O antigo líder social-democrata sublinhou, ainda, um dado curioso: “As várias revisões constitucionais acabaram por criar o chamado arco governativo – afastando o PCP, que tinha votado favoravelmente e aproximando o CDS, que tinha votado contra”.

Mesmo assim, Marcelo Rebelo de Sousa não tem dúvidas em reconhecer que hoje dificilmente votaria favoravelmente. “Se me perguntassem se voltaria a votar aquela Constituição, naquela ocasião e naquelas circunstâncias, diria que sim. Dificilmente o faria se fosse hoje”, afirmou.

Jorge Miranda, um dos dois redatores finais da Constituição a par de Vital Moreira, afinou pelo mesmo diapasão e admitiu que, à luz do que acredita e defende, “não gostava” do documento final. Ainda assim, e à semelhança do que foram defendendo todos os oradores, não tendo sido “possível realizar o ótimo, foi possível realizar o bom”.

Nesse sentido, o ex-deputado do PPD não se cansou de lembrar o quão “extremamente difíceis” eram as circunstâncias em que o país se encontrava. Por exemplo, no contexto externo, onde se vivia a “crise do petróleo, o escândalo watergate, a demissão de Nixon” e, acima de tudo, “os perigos do avanço soviético”.

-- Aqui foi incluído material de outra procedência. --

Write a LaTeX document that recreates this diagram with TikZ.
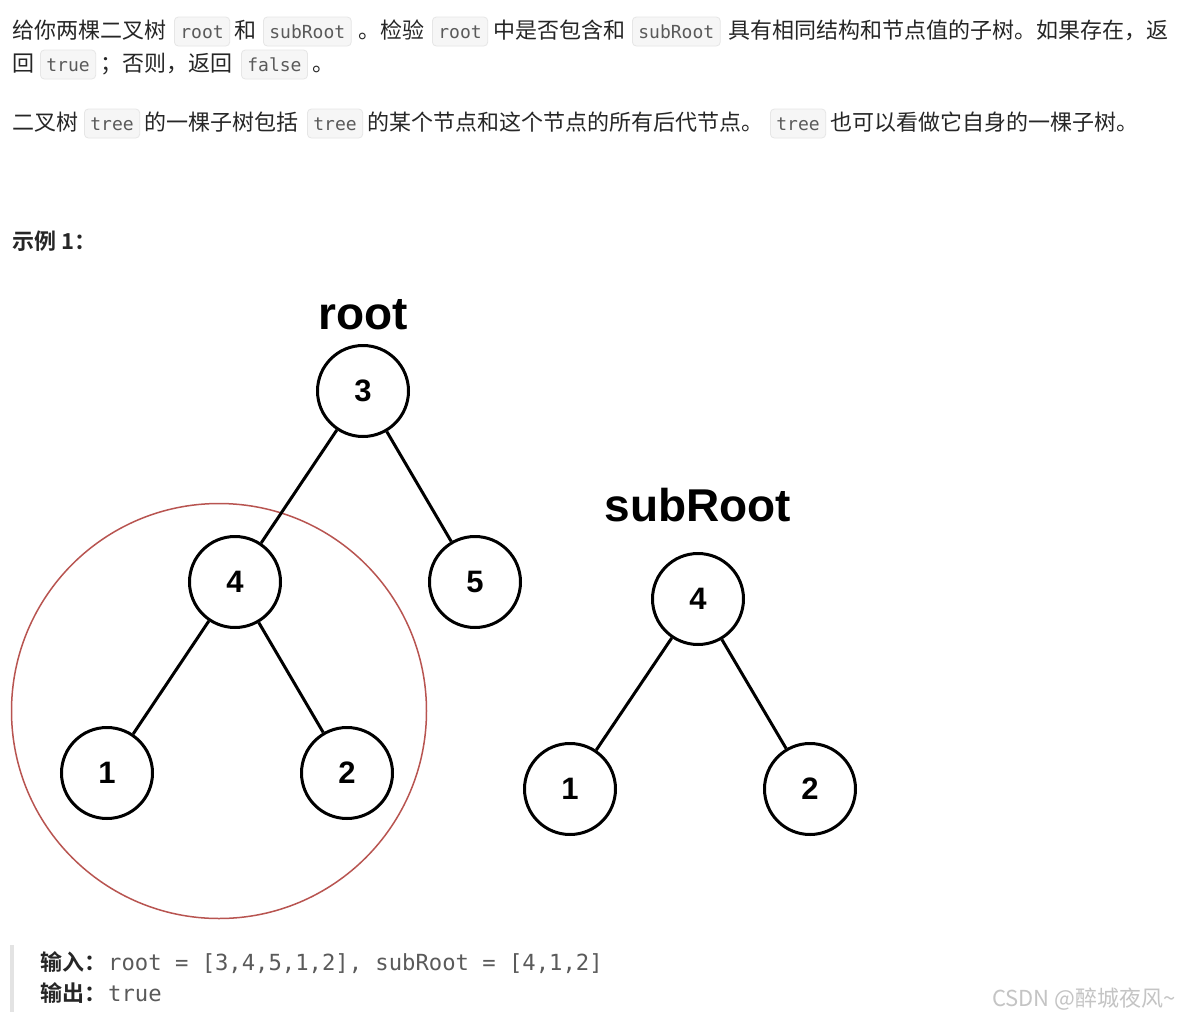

Mas, e sobretudo, no contexto interno. Jorge Miranda acredita que existia uma “vontade clara” de o PCP de “tentar tomar o poder”, pela via não democrática. O constitucionalista lembrou, inclusive, a fotografia de Álvaro Cunhal, captada no momento em que regressa a Portugal onde surge em cima de um tanque de guerra “supondo-se o Lenine português”.

“Os leninistas portugueses queriam fazer aquilo que Lenine havia feito já em 1918 na Rússia e que era dissolver em Portugal a Assembleia Constituinte. Mas não o conseguiram”, defendeu Jorge Miranda.

No final, acabaram por vencer “aqueles que defendiam a legitimidade democrática”. E, mesmo nos momentos mais difíceis, a Assembleia Constituinte era uma ilha de liberdade numa Lisboa hostil”.